埼玉新聞

 

3歳の孫、白血病で死去…仕事辞めた女性、孫のために骨髄ドナー説明員始めた 登録減の今「ぜひ登録を」

  • 登録会で骨髄バンクの説明と登録を呼び掛ける谷川常子さん(右)=19日午前、さいたま市役所

 埼玉骨髄バンク推進連絡会(笠原慶一会長)は19日、さいたま市役所で、骨髄バンクの骨髄提供者(ドナー)登録会を開いた。新型コロナウイルスの影響を受けて登録会の開催自体が減り、埼玉県内の骨髄バンクへのドナー登録は4割減少しているという。この日はいずれも40代の男女3人がドナー登録した。同会は「骨髄移植によって救える命がある。無理のない範囲で登録していただけたら、ありがたい」と呼び掛けている。

 同会運営委員・登録説明員の谷川常子さん(64)=さいたま市=は2017年2月、孫の瑞騎君=当時(3)=を急性骨髄性白血病で亡くした。仕事を辞めて翌年からボランティアの説明員として、月に8~10回、市役所や献血ルームで開かれる登録会に出向き、骨髄バンクの説明を行っている。

 「最初は亡くなった孫のために何かできないかと思って始めたが、今は自分の生きる活力に代わってきている。孫から力をもらった。登録をしていただくと、何ともいえず、ありがたく思う」と語る。

 国内では年間、約1万人が白血病など血液の病気を発症し、骨髄の移植を必要とする患者は2千人を超えるという。できるだけ多くの人の骨髄バンク登録が必要とされているが、県内の登録数は、19年度が2006人、20年度が1208人となっており、798人も減少している。

 コロナの影響で、商業施設などでの登録会はほとんど開けず、骨髄移植を受けた元患者の説明員も活動ができない状態だという。交通費などは支給されるが、ボランティアのため公的な補助はなく、会員の会費などで活動を支えている。
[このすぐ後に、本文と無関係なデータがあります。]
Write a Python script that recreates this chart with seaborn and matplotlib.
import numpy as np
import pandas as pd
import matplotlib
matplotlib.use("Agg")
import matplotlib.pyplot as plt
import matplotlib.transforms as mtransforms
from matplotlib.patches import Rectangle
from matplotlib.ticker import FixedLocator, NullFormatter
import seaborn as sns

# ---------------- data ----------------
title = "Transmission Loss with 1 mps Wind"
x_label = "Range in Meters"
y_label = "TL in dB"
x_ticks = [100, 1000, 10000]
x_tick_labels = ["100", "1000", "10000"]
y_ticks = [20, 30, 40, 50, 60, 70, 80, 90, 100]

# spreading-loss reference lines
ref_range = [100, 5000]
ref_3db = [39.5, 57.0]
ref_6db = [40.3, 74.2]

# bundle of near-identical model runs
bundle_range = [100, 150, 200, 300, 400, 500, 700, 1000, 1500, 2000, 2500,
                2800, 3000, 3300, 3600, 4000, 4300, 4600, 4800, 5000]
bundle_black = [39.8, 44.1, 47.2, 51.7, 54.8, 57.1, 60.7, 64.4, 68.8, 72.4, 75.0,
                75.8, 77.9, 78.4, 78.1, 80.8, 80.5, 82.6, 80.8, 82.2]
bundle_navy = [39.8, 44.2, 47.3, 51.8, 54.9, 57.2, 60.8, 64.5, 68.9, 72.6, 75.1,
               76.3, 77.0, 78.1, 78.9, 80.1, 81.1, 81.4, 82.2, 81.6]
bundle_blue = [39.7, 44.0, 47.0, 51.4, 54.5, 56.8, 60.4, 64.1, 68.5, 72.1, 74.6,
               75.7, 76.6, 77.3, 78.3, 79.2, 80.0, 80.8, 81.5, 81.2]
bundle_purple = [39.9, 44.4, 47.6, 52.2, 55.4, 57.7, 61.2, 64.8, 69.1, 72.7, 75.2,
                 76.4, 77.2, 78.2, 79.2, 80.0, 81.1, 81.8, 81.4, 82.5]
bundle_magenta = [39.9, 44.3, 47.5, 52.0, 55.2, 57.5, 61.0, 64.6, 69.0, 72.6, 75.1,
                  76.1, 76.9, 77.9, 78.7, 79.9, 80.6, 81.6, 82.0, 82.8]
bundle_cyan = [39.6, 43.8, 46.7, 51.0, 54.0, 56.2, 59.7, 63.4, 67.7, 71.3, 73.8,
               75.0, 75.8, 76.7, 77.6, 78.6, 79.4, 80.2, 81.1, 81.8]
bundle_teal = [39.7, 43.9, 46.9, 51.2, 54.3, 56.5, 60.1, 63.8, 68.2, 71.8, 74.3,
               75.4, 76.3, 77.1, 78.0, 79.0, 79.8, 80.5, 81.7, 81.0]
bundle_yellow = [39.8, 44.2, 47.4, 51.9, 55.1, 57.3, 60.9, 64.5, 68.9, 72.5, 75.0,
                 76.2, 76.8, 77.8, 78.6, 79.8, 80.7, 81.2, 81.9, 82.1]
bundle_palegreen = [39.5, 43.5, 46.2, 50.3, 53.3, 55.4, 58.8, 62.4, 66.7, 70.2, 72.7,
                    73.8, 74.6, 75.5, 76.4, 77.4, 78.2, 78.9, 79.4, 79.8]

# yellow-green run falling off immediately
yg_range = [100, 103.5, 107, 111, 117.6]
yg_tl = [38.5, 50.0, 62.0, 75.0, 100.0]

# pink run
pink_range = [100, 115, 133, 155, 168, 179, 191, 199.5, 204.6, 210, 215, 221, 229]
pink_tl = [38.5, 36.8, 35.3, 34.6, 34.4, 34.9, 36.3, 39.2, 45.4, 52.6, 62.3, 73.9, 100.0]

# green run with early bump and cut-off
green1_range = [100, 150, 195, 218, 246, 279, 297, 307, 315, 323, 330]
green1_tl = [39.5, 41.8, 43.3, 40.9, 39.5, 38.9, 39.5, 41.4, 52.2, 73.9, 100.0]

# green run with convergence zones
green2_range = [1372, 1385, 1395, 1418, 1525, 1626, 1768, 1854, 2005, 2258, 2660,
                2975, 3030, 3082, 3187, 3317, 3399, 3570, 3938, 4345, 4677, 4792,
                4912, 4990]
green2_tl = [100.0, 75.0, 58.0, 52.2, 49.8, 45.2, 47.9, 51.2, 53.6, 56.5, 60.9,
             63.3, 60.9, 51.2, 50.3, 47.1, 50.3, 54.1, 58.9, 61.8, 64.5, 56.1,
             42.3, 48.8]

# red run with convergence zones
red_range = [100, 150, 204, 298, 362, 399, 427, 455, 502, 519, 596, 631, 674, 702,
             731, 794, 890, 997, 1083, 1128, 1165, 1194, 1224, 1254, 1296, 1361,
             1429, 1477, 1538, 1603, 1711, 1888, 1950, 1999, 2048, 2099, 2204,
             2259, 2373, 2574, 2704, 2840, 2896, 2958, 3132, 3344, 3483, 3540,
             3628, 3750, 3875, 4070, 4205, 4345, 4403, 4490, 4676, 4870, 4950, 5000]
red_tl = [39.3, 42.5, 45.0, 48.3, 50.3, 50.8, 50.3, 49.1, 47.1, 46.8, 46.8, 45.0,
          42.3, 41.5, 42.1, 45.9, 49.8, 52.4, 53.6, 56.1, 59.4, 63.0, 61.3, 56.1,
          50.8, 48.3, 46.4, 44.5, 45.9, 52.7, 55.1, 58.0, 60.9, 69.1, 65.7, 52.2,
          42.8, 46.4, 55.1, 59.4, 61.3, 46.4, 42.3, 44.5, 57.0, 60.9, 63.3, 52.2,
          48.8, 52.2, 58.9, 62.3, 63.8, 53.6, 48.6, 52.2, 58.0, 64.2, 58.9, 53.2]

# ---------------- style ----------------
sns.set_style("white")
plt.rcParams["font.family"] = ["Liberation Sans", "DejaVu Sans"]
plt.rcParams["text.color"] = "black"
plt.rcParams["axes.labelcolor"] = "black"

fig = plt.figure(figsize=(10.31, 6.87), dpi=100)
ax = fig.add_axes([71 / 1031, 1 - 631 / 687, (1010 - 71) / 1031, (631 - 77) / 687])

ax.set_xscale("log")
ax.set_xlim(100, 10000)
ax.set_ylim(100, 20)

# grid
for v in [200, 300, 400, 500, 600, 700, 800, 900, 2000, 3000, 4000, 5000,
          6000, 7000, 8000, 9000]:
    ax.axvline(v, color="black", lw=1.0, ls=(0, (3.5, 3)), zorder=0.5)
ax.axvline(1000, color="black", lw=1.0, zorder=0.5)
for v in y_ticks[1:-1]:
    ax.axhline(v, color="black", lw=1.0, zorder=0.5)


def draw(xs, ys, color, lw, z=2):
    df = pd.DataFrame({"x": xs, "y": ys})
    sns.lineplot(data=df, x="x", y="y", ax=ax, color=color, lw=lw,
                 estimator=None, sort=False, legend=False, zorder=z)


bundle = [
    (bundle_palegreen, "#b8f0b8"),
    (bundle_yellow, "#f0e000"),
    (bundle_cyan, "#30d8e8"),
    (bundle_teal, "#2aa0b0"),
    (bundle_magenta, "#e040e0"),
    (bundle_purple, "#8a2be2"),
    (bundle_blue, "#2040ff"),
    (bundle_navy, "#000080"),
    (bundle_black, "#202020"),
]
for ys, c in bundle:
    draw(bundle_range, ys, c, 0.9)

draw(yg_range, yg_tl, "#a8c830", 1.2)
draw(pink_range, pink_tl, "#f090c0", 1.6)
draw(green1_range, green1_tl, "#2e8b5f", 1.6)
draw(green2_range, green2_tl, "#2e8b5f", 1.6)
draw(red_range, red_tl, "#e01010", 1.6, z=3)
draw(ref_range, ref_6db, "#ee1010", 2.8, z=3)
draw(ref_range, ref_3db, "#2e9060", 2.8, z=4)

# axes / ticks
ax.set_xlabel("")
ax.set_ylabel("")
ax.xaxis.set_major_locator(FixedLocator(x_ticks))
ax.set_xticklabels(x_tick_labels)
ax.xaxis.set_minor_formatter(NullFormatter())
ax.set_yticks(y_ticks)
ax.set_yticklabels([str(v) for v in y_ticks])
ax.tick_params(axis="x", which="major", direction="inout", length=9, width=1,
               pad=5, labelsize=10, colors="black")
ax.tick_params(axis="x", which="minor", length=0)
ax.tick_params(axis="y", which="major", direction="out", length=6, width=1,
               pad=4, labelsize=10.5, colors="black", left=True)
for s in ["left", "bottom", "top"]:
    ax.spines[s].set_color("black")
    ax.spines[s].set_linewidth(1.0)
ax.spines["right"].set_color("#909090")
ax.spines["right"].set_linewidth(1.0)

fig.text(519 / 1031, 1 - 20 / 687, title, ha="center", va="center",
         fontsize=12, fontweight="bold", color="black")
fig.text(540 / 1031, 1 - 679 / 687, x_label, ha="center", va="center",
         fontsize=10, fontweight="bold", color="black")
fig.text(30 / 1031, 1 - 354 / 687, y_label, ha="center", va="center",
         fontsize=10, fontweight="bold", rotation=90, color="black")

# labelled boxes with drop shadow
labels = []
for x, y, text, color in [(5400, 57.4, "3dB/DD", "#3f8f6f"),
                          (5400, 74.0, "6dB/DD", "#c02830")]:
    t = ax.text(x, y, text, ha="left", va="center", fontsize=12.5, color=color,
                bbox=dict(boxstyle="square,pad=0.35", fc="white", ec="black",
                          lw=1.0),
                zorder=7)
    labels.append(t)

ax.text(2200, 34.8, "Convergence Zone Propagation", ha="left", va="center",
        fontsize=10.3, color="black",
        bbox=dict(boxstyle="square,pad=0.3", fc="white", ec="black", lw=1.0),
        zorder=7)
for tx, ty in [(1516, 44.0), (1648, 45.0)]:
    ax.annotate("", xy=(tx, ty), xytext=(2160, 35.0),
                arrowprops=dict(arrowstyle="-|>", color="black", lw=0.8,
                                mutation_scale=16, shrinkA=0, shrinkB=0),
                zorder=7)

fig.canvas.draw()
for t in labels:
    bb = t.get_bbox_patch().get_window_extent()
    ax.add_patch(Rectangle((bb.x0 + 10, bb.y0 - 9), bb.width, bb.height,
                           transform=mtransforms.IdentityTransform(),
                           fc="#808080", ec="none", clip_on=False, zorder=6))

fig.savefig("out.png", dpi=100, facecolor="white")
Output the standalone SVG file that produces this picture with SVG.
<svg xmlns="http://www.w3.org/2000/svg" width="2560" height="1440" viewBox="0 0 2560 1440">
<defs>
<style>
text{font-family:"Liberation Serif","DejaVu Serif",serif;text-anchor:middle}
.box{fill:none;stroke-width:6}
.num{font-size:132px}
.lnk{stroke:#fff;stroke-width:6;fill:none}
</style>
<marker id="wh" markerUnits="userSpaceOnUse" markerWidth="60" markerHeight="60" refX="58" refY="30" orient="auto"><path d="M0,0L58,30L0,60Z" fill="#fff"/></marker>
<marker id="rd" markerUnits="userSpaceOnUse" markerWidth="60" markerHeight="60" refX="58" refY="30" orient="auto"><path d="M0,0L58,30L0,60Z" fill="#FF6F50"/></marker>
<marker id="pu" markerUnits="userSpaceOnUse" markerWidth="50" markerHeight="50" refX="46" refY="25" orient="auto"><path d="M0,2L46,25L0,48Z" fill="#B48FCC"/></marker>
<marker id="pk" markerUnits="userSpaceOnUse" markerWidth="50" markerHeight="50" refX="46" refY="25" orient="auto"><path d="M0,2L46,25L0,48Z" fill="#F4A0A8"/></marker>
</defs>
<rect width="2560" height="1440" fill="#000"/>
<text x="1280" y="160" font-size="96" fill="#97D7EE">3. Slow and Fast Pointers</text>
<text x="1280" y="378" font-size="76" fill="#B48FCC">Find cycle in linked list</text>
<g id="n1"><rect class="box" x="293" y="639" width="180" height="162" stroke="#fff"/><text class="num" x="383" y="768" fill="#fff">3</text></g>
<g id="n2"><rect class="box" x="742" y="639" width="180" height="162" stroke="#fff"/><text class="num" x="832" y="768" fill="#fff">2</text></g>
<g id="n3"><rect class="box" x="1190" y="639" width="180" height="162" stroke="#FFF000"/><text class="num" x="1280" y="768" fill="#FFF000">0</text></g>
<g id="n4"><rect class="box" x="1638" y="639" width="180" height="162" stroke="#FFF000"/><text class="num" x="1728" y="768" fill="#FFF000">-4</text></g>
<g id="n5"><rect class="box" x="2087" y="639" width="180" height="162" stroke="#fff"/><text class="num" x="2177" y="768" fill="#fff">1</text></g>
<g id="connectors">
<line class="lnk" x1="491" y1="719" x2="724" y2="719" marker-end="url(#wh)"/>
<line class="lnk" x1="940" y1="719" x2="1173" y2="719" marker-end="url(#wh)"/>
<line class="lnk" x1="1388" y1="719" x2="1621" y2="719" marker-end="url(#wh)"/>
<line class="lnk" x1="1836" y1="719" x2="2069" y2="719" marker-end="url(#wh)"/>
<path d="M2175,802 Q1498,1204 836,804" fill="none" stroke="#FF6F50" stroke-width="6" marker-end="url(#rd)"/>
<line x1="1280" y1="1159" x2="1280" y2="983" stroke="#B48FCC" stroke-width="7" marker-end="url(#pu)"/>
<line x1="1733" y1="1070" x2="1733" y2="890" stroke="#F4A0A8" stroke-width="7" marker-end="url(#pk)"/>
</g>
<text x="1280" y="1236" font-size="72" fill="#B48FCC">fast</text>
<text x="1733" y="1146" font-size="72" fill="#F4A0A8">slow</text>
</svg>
谷川さんは「登録会の開催がだいぶ減ってしまっている。できるだけ早く通常の生活に戻ってほしい」とコロナの収束を願う。

 「多くの人に病気のことを知ってほしい」。瑞騎君の姉で小学5年のほずみさん(10)は17年夏から、小児がんの支援活動「レモネードスタンド」を続けている。コロナの影響で長く中断していたが、同市緑区のイベント会場で今月18日、活動を再開した。

 谷川さんは「孫が自分でやってみたいと言ったというので、頼もしい以上の存在。少しずつでも賛同する声が広がり、一人でも多くの命が救われれば、孫の活動も報われる」と話していた。